At the city level, we can all benefit by more green infrastructure. Pocket parks, rain gardens, rain barrels, and cisterns so that when it does rain, we capture it and reuse it, instead of letting it pour off our city streets. The water can then be stored and used or filtered into the ground to replenish groundwater supplies. Cities throughout California can promote green infrastructure through all new development plans and incentivize businesses to use green infrastructure in and around existing structures.
We also need to expand water recycling and reuse. Cities are increasingly using recycled water that is thoroughly treated waste water to irrigate parks and lawns and recharge groundwater supplies. Cities and utilities throughout the state must provide expanded water recycling programs. We can implement other measures, too, like improved water metering and improved pricing to encourage conservation.

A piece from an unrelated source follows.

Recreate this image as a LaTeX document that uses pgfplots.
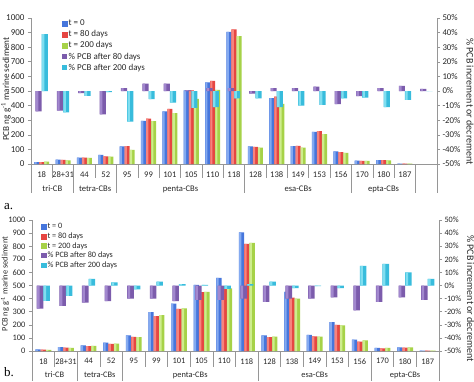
\documentclass[border=0pt]{standalone}
\usepackage{fontspec}
\setmainfont{Carlito}
\newfontfamily\serifF{Liberation Serif}
\usepackage{pgfplots}
\usepackage{pgfplotstable}
\pgfplotsset{compat=1.18}

\definecolor{cB}{RGB}{70,118,220}
\definecolor{cBl}{RGB}{132,170,240}
\definecolor{cR}{RGB}{230,70,66}
\definecolor{cRl}{RGB}{246,132,126}
\definecolor{cG}{RGB}{166,210,72}
\definecolor{cGl}{RGB}{206,236,142}
\definecolor{cP}{RGB}{124,92,172}
\definecolor{cPl}{RGB}{162,136,206}
\definecolor{cC}{RGB}{56,188,220}
\definecolor{cCl}{RGB}{128,222,240}
\definecolor{axgray}{RGB}{150,150,150}
\definecolor{txt}{RGB}{40,40,40}

\newcommand{\fs}[1]{\fontsize{#1}{#1}\selectfont}

\pgfplotsset{
  legB/.style={legend image code/.code={\fill[cB] (0pt,-2.6pt) rectangle (5.2pt,2.6pt);}},
  legR/.style={legend image code/.code={\fill[cR] (0pt,-2.6pt) rectangle (5.2pt,2.6pt);}},
  legG/.style={legend image code/.code={\fill[cG] (0pt,-2.6pt) rectangle (5.2pt,2.6pt);}},
  legP/.style={legend image code/.code={\fill[cP] (0pt,-2.6pt) rectangle (5.2pt,2.6pt);}},
  legC/.style={legend image code/.code={\fill[cC] (0pt,-2.6pt) rectangle (5.2pt,2.6pt);}},
}

% panel a: values in ng/g
\pgfplotstableread{
x t0 t80 t200
0 13 12 16.7
1 30 28 24
2 43 43 41.5
3 63 53 51
4 120 123 97
5 296 310 293
6 361 378 348
7 504 504 446
8 559 570 507
9 905 922 876
10 120 118 112
11 452 462 411
12 123 124 112
13 220 226 205
14 87 81 77
15 23 22 21
16 27 27 24
17 3 3 2.8
}\dA
\pgfplotstableread{
x p80 p200
0 -14 39
1 -13.5 -14.6
2 -1.4 -3.4
3 -16 -0.8
4 2 -21
5 5 -5.5
6 5 -8
7 0.4 -11.6
8 2 -11
9 2 -5
10 -1.8 -5
11 2 -11
12 2 -10
13 3 -9.5
14 -9 -5
15 -3.5 -4.5
16 2 -11
17 3.5 -6
18 1.5 0
}\pA
% panel b
\pgfplotstableread{
x t0 t80 t200
0 13 10.5 9.3
1 30 26 24
2 43 37 39
3 63 55 56
4 120 108 105
5 296 266 274
6 361 322 325
7 504 450 452
8 559 490 478
9 905 818 826
10 120 106 109
11 452 407 399
12 123 111 110
13 220 200 196
14 87 71 82
15 23 20 23
16 27 25 27.5
17 3 2.7 2.8
}\dB
\pgfplotstableread{
x p80 p200
0 -17.6 -11.7
1 -15.5 -8
2 -13 5
3 -12 2.3
4 -10 -3
5 -10 3
6 -12 1
7 -11 0.5
8 -11 -2.5
9 -10 1
10 -12.5 3
11 -10 -2
12 -10 -0.5
13 -9 -2
14 -19 15
15 -12.5 16.5
16 -9 10
17 -11 5
}\pB

\pgfplotsset{
  prim/.style={
    scale only axis, ymin=0, ymax=1000, xmin=-0.5,
    axis x line*=bottom, axis y line*=left,
    axis line style={axgray, line width=0.6pt},
    ybar=0pt, bar width=0.235,
    xtick={0,...,17},
    xticklabels={18,28+31,44,52,95,99,101,105,110,118,128,138,149,153,156,170,180,187},
    major x tick style={draw=none},
    ytick={0,100,...,1000},
    yticklabels={0,100,200,300,400,500,600,700,800,900,1000},
    tick align=outside, major tick length=3pt,
    y tick style={axgray, line width=0.6pt},
    ticklabel style={text=txt},
  },
  sec/.style={
    scale only axis, ymin=-50, ymax=50, xmin=-0.5,
    axis x line=none, axis y line*=right,
    axis line style={axgray, line width=0.6pt},
    ybar=0pt, bar width=0.29,
    ytick={-50,-40,...,50},
    yticklabels={-50\%,-40\%,-30\%,-20\%,-10\%,0\%,10\%,20\%,30\%,40\%,50\%},
    tick align=outside, major tick length=3pt,
    y tick style={axgray, line width=0.6pt},
    ticklabel style={text=txt},
    legend cell align=left,
  },
}

\begin{document}
\begin{tikzpicture}[x=1pt,y=1pt]
\path[use as bounding box] (0,0) rectangle (474,381);

% ================= panel a =================
\begin{axis}[prim, at={(31pt,217pt)}, anchor=south west, width=406pt, height=146pt,
  xmax=18.5, ticklabel style={font=\fs{9}}, xticklabel style={font=\fs{8.6}, yshift=-1pt}]
\addplot[fill=cB, draw=none, bar shift=-0.235] table[x=x,y=t0]{\dA};
\addplot[fill=cR, draw=none, bar shift=0] table[x=x,y=t80]{\dA};
\addplot[fill=cG, draw=none, bar shift=0.235] table[x=x,y=t200]{\dA};
\addplot[fill=cBl, draw=none, bar shift=-0.2925, bar width=0.1, forget plot] table[x=x,y=t0]{\dA};
\addplot[fill=cRl, draw=none, bar shift=-0.0575, bar width=0.1, forget plot] table[x=x,y=t80]{\dA};
\addplot[fill=cGl, draw=none, bar shift=0.1775, bar width=0.1, forget plot] table[x=x,y=t200]{\dA};
\end{axis}
\begin{axis}[sec, at={(31pt,217pt)}, anchor=south west, width=406pt, height=146pt,
  xmax=18.5, ticklabel style={font=\fs{8.8}}, yticklabel style={xshift=-1pt},
  legend style={at={(0.076,1.0)}, anchor=north west, draw=none, fill=none, inner sep=0pt,
    row sep=0.6pt, font=\fs{9}, text=txt,
    nodes={inner sep=1pt, text height=6.5pt, text depth=2pt}}]
\addlegendimage{legB}\addlegendentry{t = 0}
\addlegendimage{legR}\addlegendentry{t = 80 days}
\addlegendimage{legG}\addlegendentry{t = 200 days}
\addplot[fill=cP, draw=none, bar shift=-0.145, legP] table[x=x,y=p80]{\pA};
\addlegendentry{\% PCB after 80 days}
\addplot[fill=cC, draw=none, bar shift=0.145, legC] table[x=x,y=p200]{\pA};
\addlegendentry{\% PCB after 200 days}
\addplot[fill=cPl, draw=none, bar shift=-0.215, bar width=0.11, forget plot] table[x=x,y=p80]{\pA};
\addplot[fill=cCl, draw=none, bar shift=0.075, bar width=0.11, forget plot] table[x=x,y=p200]{\pA};
\end{axis}

\foreach \k in {1,...,18} \draw[axgray, line width=0.6pt] ({31+\k*406/19},217) -- ++(0,-14);
\foreach \k in {0,2,4,10,15,18,19} \draw[axgray, line width=0.6pt] ({31+\k*406/19},217) -- ++(0,-29);
\foreach \c/\t in {1/tri-CB, 3/tetra-CBs, 7/penta-CBs, 12.5/esa-CBs, 16.5/epta-CBs}
  \node[font=\fs{8.6}, text=txt] at ({31+\c*406/19},192) {\t};
\node[font=\fs{9.2}, text=txt, rotate=90] at (6,292) {PCB ng g\textsuperscript{-1} marine sediment};
\node[font=\fs{10}, text=txt, rotate=-90, anchor=west, inner sep=0pt] at (470,343) {\% PCB increment or decrement};
\node[font=\serifF\fs{13}, anchor=west, inner sep=0pt] at (4,174) {a.};

% ================= panel b =================
\begin{axis}[prim, at={(32pt,30pt)}, anchor=south west, width=407pt, height=131pt,
  xmax=17.5, ticklabel style={font=\fs{8.4}}, xticklabel style={font=\fs{8.4}, yshift=-1pt}]
\addplot[fill=cB, draw=none, bar shift=-0.235] table[x=x,y=t0]{\dB};
\addplot[fill=cR, draw=none, bar shift=0] table[x=x,y=t80]{\dB};
\addplot[fill=cG, draw=none, bar shift=0.235] table[x=x,y=t200]{\dB};
\addplot[fill=cBl, draw=none, bar shift=-0.2925, bar width=0.1, forget plot] table[x=x,y=t0]{\dB};
\addplot[fill=cRl, draw=none, bar shift=-0.0575, bar width=0.1, forget plot] table[x=x,y=t80]{\dB};
\addplot[fill=cGl, draw=none, bar shift=0.1775, bar width=0.1, forget plot] table[x=x,y=t200]{\dB};
\end{axis}
\begin{axis}[sec, at={(32pt,30pt)}, anchor=south west, width=407pt, height=131pt,
  xmax=17.5, ticklabel style={font=\fs{8.2}}, yticklabel style={xshift=-1pt},
  legend style={at={(0.022,0.985)}, anchor=north west, draw=none, fill=none, inner sep=0pt,
    row sep=0.3pt, font=\fs{8.2}, text=txt,
    nodes={inner sep=0.8pt, text height=5.9pt, text depth=1.8pt}}]
\addlegendimage{legB}\addlegendentry{t = 0}
\addlegendimage{legR}\addlegendentry{t = 80 days}
\addlegendimage{legG}\addlegendentry{t = 200 days}
\addplot[fill=cP, draw=none, bar shift=-0.145, legP] table[x=x,y=p80]{\pB};
\addlegendentry{\% PCB after 80 days}
\addplot[fill=cC, draw=none, bar shift=0.145, legC] table[x=x,y=p200]{\pB};
\addlegendentry{\% PCB after 200 days}
\addplot[fill=cPl, draw=none, bar shift=-0.215, bar width=0.11, forget plot] table[x=x,y=p80]{\pB};
\addplot[fill=cCl, draw=none, bar shift=0.075, bar width=0.11, forget plot] table[x=x,y=p200]{\pB};
\end{axis}

\foreach \k in {1,...,17} \draw[axgray, line width=0.6pt] ({32+\k*407/18},30) -- ++(0,-16);
\foreach \k in {0,2,4,10,15,18} \draw[axgray, line width=0.6pt] ({32+\k*407/18},30) -- ++(0,-30);
\foreach \c/\t in {1/tri-CB, 3/tetra-CBs, 7/penta-CBs, 12.5/esa-CBs, 16.5/epta-CBs}
  \node[font=\fs{8.4}, text=txt] at ({32+\c*407/18},6) {\t};
\node[font=\fs{8.4}, text=txt, rotate=90] at (5,97) {PCB ng g\textsuperscript{-1} marine sediment};
\node[font=\fs{10}, text=txt, rotate=-90, anchor=west, inner sep=0pt] at (470.5,146) {\% PCB increment or decrement};
\node[font=\serifF\fs{13}, anchor=west, inner sep=0pt] at (4,9) {b.};
\end{tikzpicture}
\end{document}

And finally, there are also many tools that homeowners and businesses can use. For example, incentives for water smart technologies and water efficient technologies like water sense, toilets, showerheads, and energy star clothes washers and dishwashers dramatically reduce per person water consumption. State and local agencies can establish or expand rebates and tax holidays for consumers switching to these types of products, and building codes can also be upgraded to strengthen these requirements for new development.
We can also expand native landscaping conversion programs. Fifty percent of water for homes in Southern California goes to our lawns. The cash for grass programs pay people to convert their lawns to drought tolerant and native plants. The City of Long Beach, for example, the best in the state with the highest incentive, provides $3 per square foot to replace grass lawns with more efficient landscaping. Other cities can follow Long Beach’s lead.
All of these solutions add up to big water savings that will benefit California in good weather, and in bad, and in low snowpack years, just like this one.